GOAL >> Below are entries. Give back exactly the lines from the one containing "Emit a Python" through the one containing "import plotly.graph_objects as go", inclusive, without the pictures.

PROVIDED MATERIAL >>
* * * * * * * * *

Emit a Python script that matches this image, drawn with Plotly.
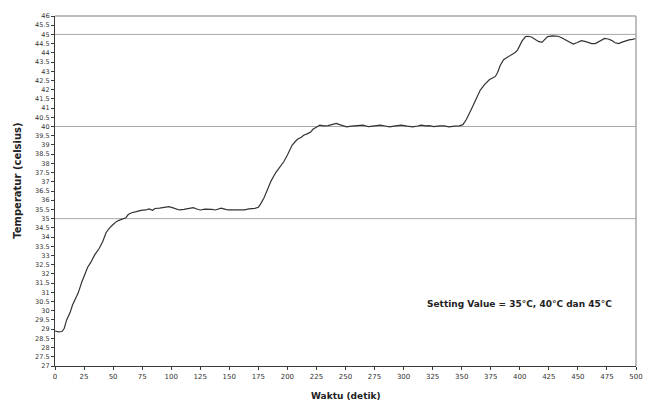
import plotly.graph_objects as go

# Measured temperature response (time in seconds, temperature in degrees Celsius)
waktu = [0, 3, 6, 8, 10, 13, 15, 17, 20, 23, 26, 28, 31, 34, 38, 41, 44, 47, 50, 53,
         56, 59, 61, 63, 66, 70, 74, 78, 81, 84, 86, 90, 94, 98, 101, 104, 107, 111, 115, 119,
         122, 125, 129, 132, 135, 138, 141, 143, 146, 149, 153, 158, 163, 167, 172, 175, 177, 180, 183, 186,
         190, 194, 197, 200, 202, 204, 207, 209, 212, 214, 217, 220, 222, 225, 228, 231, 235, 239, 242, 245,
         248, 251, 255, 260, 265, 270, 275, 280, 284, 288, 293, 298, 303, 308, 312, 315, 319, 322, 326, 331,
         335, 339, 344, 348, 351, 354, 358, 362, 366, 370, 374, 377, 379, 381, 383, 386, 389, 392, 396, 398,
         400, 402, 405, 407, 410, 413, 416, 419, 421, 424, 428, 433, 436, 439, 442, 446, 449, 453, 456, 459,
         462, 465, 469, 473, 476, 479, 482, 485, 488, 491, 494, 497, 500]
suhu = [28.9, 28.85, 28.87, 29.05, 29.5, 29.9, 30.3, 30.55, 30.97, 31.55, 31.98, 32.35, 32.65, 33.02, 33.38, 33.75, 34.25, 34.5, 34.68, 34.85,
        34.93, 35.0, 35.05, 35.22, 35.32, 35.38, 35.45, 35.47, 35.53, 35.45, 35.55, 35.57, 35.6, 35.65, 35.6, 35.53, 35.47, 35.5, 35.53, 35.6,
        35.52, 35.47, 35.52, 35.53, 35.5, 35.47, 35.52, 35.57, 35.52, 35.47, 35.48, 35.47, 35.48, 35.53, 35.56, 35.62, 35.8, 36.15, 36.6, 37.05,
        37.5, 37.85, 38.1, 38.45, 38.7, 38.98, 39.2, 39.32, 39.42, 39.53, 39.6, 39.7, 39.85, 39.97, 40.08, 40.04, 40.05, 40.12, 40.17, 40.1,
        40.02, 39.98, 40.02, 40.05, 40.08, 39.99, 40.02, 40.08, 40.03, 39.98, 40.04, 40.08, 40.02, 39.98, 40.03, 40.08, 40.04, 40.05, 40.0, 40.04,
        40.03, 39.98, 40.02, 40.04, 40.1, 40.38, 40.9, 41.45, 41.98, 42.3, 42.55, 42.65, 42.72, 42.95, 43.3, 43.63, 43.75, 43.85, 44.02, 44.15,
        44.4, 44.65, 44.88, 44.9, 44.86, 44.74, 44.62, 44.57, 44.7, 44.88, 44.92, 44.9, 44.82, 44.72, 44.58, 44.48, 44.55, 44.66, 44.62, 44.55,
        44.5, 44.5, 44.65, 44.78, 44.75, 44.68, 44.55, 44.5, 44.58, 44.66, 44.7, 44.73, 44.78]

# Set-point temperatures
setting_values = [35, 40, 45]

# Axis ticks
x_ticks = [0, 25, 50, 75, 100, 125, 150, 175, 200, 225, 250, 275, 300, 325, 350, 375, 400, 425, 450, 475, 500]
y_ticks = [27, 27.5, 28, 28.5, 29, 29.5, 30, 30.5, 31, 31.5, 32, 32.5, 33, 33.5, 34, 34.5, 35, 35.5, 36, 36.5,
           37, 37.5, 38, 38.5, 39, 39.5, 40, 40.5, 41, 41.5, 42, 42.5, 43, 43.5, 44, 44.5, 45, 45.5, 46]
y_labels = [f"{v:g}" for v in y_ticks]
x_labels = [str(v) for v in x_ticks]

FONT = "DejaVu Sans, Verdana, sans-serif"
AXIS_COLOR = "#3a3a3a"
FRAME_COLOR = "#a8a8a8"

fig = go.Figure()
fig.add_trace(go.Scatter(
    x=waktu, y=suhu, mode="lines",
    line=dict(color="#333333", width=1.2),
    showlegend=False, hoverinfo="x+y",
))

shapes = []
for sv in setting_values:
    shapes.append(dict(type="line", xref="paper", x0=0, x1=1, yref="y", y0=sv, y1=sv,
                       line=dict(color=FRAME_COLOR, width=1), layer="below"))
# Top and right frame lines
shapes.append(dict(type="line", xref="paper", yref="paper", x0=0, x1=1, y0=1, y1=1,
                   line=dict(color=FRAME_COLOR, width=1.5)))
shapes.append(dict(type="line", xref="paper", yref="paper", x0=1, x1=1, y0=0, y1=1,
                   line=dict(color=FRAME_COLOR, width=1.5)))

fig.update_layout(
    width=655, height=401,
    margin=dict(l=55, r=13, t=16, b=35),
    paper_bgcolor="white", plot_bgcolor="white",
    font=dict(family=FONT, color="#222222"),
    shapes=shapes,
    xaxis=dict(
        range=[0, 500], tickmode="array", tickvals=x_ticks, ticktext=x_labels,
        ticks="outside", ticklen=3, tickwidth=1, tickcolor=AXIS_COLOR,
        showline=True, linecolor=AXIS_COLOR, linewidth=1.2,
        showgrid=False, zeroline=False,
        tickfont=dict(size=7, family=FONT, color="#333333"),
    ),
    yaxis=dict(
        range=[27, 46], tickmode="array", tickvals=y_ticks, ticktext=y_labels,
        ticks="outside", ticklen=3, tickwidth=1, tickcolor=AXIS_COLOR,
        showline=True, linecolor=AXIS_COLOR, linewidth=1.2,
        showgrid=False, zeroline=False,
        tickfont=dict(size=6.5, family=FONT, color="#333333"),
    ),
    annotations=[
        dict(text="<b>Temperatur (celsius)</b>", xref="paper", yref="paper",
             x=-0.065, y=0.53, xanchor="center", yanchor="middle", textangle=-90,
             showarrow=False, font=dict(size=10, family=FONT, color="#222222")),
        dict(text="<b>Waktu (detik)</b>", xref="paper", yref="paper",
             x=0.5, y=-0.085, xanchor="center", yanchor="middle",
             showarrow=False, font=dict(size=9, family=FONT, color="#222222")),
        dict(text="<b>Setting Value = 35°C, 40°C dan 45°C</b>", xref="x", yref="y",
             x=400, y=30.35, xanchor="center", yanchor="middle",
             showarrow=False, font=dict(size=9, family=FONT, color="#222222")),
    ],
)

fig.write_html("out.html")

* * * * * * * * *

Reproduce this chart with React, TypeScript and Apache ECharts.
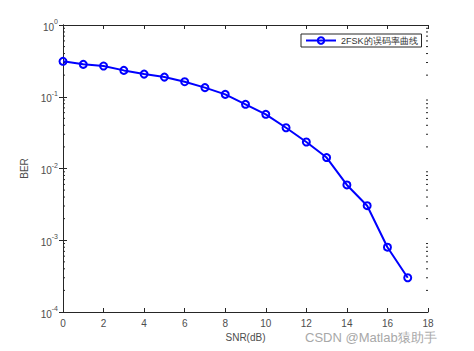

* * * * * * * * *

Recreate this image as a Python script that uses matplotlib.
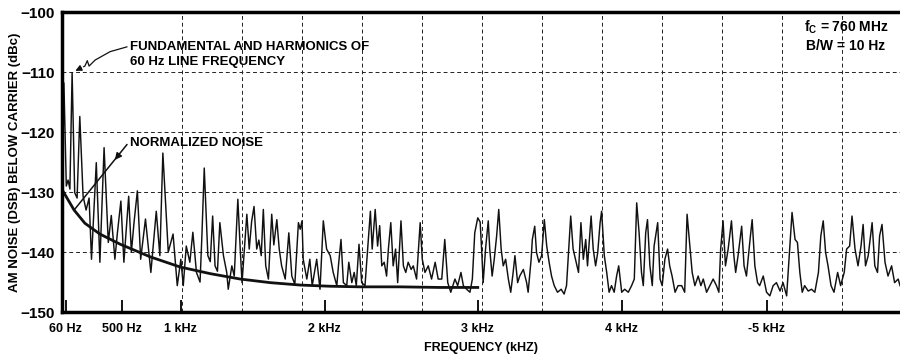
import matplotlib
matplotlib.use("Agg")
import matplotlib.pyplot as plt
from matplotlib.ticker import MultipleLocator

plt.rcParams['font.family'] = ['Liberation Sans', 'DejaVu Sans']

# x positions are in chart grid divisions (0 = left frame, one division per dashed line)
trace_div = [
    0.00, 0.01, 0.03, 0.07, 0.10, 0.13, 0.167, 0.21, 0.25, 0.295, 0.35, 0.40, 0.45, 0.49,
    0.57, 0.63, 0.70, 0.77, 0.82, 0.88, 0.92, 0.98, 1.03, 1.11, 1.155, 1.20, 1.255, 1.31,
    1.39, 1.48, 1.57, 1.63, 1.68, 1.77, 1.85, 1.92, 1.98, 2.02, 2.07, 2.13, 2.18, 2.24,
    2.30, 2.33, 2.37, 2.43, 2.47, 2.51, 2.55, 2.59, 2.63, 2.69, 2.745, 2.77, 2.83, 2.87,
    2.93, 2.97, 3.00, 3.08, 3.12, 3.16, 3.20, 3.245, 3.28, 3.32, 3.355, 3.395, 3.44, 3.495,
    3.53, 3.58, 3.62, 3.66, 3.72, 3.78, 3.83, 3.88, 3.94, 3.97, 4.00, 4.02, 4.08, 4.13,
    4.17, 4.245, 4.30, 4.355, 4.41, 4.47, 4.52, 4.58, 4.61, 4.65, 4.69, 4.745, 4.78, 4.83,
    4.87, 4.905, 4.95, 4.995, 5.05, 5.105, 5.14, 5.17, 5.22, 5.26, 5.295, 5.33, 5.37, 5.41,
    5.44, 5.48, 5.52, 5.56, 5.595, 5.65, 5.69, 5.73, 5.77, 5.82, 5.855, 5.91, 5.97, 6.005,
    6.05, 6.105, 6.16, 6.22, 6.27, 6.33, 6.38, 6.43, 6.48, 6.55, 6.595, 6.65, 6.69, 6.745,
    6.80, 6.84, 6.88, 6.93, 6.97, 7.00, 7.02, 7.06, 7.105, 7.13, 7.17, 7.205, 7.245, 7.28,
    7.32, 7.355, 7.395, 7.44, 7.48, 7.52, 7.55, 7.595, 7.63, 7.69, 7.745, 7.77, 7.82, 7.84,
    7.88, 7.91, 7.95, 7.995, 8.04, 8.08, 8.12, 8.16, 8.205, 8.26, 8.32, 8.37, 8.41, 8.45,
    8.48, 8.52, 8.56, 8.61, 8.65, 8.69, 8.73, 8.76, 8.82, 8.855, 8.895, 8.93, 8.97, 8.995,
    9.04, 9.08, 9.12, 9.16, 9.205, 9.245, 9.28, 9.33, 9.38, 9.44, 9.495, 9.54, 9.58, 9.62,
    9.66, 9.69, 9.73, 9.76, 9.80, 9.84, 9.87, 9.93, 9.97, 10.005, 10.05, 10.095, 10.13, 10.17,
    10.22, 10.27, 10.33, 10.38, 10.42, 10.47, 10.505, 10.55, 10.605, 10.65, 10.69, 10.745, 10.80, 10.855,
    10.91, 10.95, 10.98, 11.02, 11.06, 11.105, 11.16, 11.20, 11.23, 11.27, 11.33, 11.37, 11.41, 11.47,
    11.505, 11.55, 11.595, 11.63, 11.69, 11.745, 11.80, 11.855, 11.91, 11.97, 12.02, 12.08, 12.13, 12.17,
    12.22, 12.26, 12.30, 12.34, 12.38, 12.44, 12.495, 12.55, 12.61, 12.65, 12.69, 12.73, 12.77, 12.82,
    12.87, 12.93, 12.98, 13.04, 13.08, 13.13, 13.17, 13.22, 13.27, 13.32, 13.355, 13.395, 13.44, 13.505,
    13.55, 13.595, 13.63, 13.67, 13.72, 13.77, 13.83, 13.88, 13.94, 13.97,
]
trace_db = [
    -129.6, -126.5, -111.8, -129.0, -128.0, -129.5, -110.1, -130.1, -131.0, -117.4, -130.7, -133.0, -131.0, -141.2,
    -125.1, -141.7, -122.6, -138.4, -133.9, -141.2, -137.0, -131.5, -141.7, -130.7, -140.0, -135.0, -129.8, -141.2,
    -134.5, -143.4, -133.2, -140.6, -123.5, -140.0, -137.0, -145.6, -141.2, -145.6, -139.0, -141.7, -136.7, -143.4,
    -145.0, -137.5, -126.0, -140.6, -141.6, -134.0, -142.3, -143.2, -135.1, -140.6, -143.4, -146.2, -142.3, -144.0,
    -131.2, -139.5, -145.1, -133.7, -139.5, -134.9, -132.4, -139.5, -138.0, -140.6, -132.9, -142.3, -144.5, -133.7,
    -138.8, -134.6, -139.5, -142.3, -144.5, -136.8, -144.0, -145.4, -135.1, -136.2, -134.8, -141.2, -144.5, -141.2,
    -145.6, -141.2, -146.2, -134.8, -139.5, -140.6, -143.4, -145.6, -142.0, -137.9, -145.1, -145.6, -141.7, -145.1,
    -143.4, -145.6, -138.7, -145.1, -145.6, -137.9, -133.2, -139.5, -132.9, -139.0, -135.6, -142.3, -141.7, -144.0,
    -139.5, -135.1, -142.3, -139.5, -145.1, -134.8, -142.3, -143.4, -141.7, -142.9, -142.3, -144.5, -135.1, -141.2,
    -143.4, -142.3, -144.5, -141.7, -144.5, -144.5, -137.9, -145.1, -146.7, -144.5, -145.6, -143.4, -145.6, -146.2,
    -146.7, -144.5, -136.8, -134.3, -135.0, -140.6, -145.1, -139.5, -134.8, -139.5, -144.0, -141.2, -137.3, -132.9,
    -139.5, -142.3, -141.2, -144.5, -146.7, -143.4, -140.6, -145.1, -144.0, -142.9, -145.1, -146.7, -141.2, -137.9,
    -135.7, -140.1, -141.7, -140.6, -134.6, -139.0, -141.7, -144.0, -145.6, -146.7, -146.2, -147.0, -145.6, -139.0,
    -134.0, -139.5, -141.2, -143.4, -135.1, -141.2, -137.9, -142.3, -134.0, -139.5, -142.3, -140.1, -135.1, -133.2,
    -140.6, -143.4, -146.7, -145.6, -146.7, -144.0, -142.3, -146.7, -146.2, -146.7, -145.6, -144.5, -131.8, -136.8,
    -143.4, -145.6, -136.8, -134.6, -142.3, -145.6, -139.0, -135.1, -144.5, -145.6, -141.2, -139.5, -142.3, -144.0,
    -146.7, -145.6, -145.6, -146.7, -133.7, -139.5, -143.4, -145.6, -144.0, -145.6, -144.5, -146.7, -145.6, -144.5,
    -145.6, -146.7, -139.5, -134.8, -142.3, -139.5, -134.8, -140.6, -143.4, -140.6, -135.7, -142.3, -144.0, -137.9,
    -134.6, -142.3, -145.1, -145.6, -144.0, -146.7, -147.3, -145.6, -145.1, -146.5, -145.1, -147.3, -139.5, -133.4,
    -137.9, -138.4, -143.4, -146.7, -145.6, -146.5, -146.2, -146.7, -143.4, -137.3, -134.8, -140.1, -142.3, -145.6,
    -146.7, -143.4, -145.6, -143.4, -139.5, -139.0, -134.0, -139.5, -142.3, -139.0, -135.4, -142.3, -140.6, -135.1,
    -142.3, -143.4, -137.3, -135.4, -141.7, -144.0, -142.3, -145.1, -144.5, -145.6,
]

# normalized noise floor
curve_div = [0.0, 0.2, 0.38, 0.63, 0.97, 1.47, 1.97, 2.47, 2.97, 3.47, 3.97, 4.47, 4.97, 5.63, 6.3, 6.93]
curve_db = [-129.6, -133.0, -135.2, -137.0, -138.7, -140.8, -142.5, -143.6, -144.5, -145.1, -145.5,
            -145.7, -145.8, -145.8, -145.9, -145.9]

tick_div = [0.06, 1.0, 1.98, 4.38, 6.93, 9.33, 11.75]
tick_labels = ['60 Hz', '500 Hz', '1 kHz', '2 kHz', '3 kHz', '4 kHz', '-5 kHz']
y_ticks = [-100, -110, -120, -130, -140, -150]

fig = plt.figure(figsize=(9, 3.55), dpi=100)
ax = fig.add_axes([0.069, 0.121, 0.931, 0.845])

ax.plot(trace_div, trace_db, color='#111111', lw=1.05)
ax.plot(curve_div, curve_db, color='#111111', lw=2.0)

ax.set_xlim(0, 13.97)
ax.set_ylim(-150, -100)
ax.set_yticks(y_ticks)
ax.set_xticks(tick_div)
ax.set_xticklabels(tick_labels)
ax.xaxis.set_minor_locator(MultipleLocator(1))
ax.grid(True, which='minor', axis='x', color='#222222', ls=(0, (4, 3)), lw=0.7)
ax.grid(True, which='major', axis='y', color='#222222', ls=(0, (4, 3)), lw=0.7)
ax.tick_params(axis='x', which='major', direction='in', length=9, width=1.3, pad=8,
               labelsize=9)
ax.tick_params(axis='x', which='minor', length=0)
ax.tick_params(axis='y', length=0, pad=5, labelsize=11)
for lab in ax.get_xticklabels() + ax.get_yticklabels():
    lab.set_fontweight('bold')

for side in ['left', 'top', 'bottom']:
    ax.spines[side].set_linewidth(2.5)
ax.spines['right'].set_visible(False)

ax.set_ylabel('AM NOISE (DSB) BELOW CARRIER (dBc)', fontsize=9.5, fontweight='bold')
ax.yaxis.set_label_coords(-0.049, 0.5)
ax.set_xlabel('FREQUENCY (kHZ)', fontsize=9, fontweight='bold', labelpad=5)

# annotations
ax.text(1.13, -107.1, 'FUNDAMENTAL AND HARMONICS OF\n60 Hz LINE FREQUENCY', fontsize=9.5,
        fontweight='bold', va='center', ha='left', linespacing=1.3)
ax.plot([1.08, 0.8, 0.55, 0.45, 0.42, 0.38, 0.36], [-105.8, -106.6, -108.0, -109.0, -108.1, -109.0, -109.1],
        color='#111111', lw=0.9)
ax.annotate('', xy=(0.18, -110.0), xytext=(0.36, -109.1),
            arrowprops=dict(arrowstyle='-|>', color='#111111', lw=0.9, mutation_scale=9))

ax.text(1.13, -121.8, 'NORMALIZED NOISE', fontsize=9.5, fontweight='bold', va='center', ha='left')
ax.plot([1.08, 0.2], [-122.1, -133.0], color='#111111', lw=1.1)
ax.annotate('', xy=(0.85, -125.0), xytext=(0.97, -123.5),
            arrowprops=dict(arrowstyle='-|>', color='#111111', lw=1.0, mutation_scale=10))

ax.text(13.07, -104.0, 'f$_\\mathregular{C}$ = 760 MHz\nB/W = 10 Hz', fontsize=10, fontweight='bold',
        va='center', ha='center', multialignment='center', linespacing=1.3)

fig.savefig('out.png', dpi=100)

* * * * * * * * *

SOLUTION >>
Emit a Python script that matches this image, drawn with Plotly.
import plotly.graph_objects as go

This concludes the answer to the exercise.